### Work to complete
Your copy of the material must match it exactly, except that pictures are dropped.

### Collected material
--- begin ---

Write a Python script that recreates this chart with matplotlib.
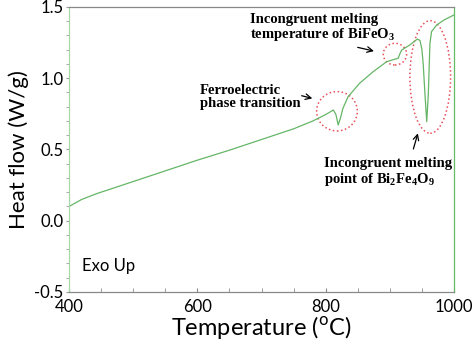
import matplotlib
matplotlib.use("Agg")
import matplotlib.pyplot as plt
from matplotlib.patches import Ellipse
from matplotlib.ticker import MultipleLocator

plt.rcParams["mathtext.fontset"] = "custom"
plt.rcParams["mathtext.rm"] = "Liberation Serif:bold"
plt.rcParams["mathtext.sf"] = "Lato"

# DSC trace
temperature = [400, 420, 443, 500, 550, 600, 650, 700, 750, 780, 800, 812, 816,
               819.5, 823, 827, 835, 853, 874, 895, 905, 913, 916, 918.5, 931,
               943, 947, 950, 952, 955, 957.5, 960, 962.5, 965, 973, 985, 1000]
heat_flow = [0.10, 0.15, 0.19, 0.275, 0.35, 0.425, 0.495, 0.57, 0.645, 0.70, 0.745,
             0.777, 0.745, 0.672, 0.72, 0.79, 0.871, 0.965, 1.046, 1.116, 1.13,
             1.14, 1.175, 1.198, 1.233, 1.275, 1.265, 1.20, 1.10, 0.87, 0.695, 0.89,
             1.245, 1.327, 1.374, 1.41, 1.444]

x_ticks = [400, 600, 800, 1000]
y_ticks = [-0.5, 0.0, 0.5, 1.0, 1.5]

sans = ["Lato", "DejaVu Sans"]
serif = ["Liberation Serif", "DejaVu Serif"]

fig = plt.figure(figsize=(4.74, 3.44), dpi=100)
ax = fig.add_axes([0.1456, 0.1512, 0.8122, 0.8285])

ax.plot(temperature, heat_flow, color="#66b566", lw=0.9)

ax.set_xlim(400, 1000)
ax.set_ylim(-0.5, 1.5)
ax.set_xticks(x_ticks)
ax.set_yticks(y_ticks)
ax.set_yticklabels([f"{v:.1f}" for v in y_ticks], family=sans, fontsize=12)
ax.set_xticklabels([str(v) for v in x_ticks], family=sans, fontsize=12)
ax.xaxis.set_minor_locator(MultipleLocator(50))
ax.yaxis.set_minor_locator(MultipleLocator(0.1))
ax.tick_params(axis="x", which="both", direction="in", length=3, color="#888888", pad=5)
ax.tick_params(axis="y", which="both", direction="out", length=2, color="#999999", pad=2)

for side in ["top", "bottom"]:
    ax.spines[side].set_color("#888888")
ax.spines["left"].set_color("#a8d8a8")
ax.spines["right"].set_color("#66bb66")
for s in ax.spines.values():
    s.set_linewidth(0.9)

ax.set_xlabel("Temperature ($^\\mathsf{o}$C)", family=sans, fontsize=17, labelpad=-1)
ax.set_ylabel("Heat flow (W/g)", family=sans, fontsize=16, labelpad=4)

# dotted rings around the three thermal events
ring = dict(fill=False, ls=":", lw=1.1, ec="#e8505a")
ax.add_patch(Ellipse((817.6, 0.768), 63.4, 0.276, **ring))
ax.add_patch(Ellipse((908, 1.169), 36.4, 0.152, **ring))
ax.add_patch(Ellipse((963, 1.009), 63.4, 0.79, **ring))

note = dict(family=serif, fontweight="bold", fontsize=10.5, va="top", ha="left",
            linespacing=1.05)
ax.text(682, 1.46, "Incongruent melting\ntemperature of BiFeO$_3$", **note)
ax.text(604, 0.96, "Ferroelectric\nphase transition", **note)
ax.text(797, 0.445, "Incongruent melting\npoint of Bi$_2$Fe$_4$O$_9$", **note)

arrow = dict(arrowstyle="->", color="black", lw=0.9)
ax.annotate("", xy=(783.4, 0.854), xytext=(758.4, 0.882), arrowprops=arrow)
ax.annotate("", xy=(879.5, 1.186), xytext=(845.7, 1.221), arrowprops=arrow)
ax.annotate("", xy=(944.9, 0.632), xytext=(935.5, 0.485), arrowprops=arrow)

ax.text(420, -0.315, "Exo Up", family=sans, fontsize=12, va="center", ha="left")

fig.savefig("out.png", dpi=100)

--- end ---

### Result
Write a Python script that recreates this chart with matplotlib.
import matplotlib
matplotlib.use("Agg")
import matplotlib.pyplot as plt
from matplotlib.patches import Ellipse
from matplotlib.ticker import MultipleLocator

plt.rcParams["mathtext.fontset"] = "custom"
plt.rcParams["mathtext.rm"] = "Liberation Serif:bold"
plt.rcParams["mathtext.sf"] = "Lato"

# DSC trace
temperature = [400, 420, 443, 500, 550, 600, 650, 700, 750, 780, 800, 812, 816,
               819.5, 823, 827, 835, 853, 874, 895, 905, 913, 916, 918.5, 931,
               943, 947, 950, 952, 955, 957.5, 960, 962.5, 965, 973, 985, 1000]
heat_flow = [0.10, 0.15, 0.19, 0.275, 0.35, 0.425, 0.495, 0.57, 0.645, 0.70, 0.745,
             0.777, 0.745, 0.672, 0.72, 0.79, 0.871, 0.965, 1.046, 1.116, 1.13,
             1.14, 1.175, 1.198, 1.233, 1.275, 1.265, 1.20, 1.10, 0.87, 0.695, 0.89,
             1.245, 1.327, 1.374, 1.41, 1.444]

x_ticks = [400, 600, 800, 1000]
y_ticks = [-0.5, 0.0, 0.5, 1.0, 1.5]

sans = ["Lato", "DejaVu Sans"]
serif = ["Liberation Serif", "DejaVu Serif"]

fig = plt.figure(figsize=(4.74, 3.44), dpi=100)
ax = fig.add_axes([0.1456, 0.1512, 0.8122, 0.8285])

ax.plot(temperature, heat_flow, color="#66b566", lw=0.9)

ax.set_xlim(400, 1000)
ax.set_ylim(-0.5, 1.5)
ax.set_xticks(x_ticks)
ax.set_yticks(y_ticks)
ax.set_yticklabels([f"{v:.1f}" for v in y_ticks], family=sans, fontsize=12)
ax.set_xticklabels([str(v) for v in x_ticks], family=sans, fontsize=12)
ax.xaxis.set_minor_locator(MultipleLocator(50))
ax.yaxis.set_minor_locator(MultipleLocator(0.1))
ax.tick_params(axis="x", which="both", direction="in", length=3, color="#888888", pad=5)
ax.tick_params(axis="y", which="both", direction="out", length=2, color="#999999", pad=2)

for side in ["top", "bottom"]:
    ax.spines[side].set_color("#888888")
ax.spines["left"].set_color("#a8d8a8")
ax.spines["right"].set_color("#66bb66")
for s in ax.spines.values():
    s.set_linewidth(0.9)

ax.set_xlabel("Temperature ($^\\mathsf{o}$C)", family=sans, fontsize=17, labelpad=-1)
ax.set_ylabel("Heat flow (W/g)", family=sans, fontsize=16, labelpad=4)

# dotted rings around the three thermal events
ring = dict(fill=False, ls=":", lw=1.1, ec="#e8505a")
ax.add_patch(Ellipse((817.6, 0.768), 63.4, 0.276, **ring))
ax.add_patch(Ellipse((908, 1.169), 36.4, 0.152, **ring))
ax.add_patch(Ellipse((963, 1.009), 63.4, 0.79, **ring))

note = dict(family=serif, fontweight="bold", fontsize=10.5, va="top", ha="left",
            linespacing=1.05)
ax.text(682, 1.46, "Incongruent melting\ntemperature of BiFeO$_3$", **note)
ax.text(604, 0.96, "Ferroelectric\nphase transition", **note)
ax.text(797, 0.445, "Incongruent melting\npoint of Bi$_2$Fe$_4$O$_9$", **note)

arrow = dict(arrowstyle="->", color="black", lw=0.9)
ax.annotate("", xy=(783.4, 0.854), xytext=(758.4, 0.882), arrowprops=arrow)
ax.annotate("", xy=(879.5, 1.186), xytext=(845.7, 1.221), arrowprops=arrow)
ax.annotate("", xy=(944.9, 0.632), xytext=(935.5, 0.485), arrowprops=arrow)

ax.text(420, -0.315, "Exo Up", family=sans, fontsize=12, va="center", ha="left")

fig.savefig("out.png", dpi=100)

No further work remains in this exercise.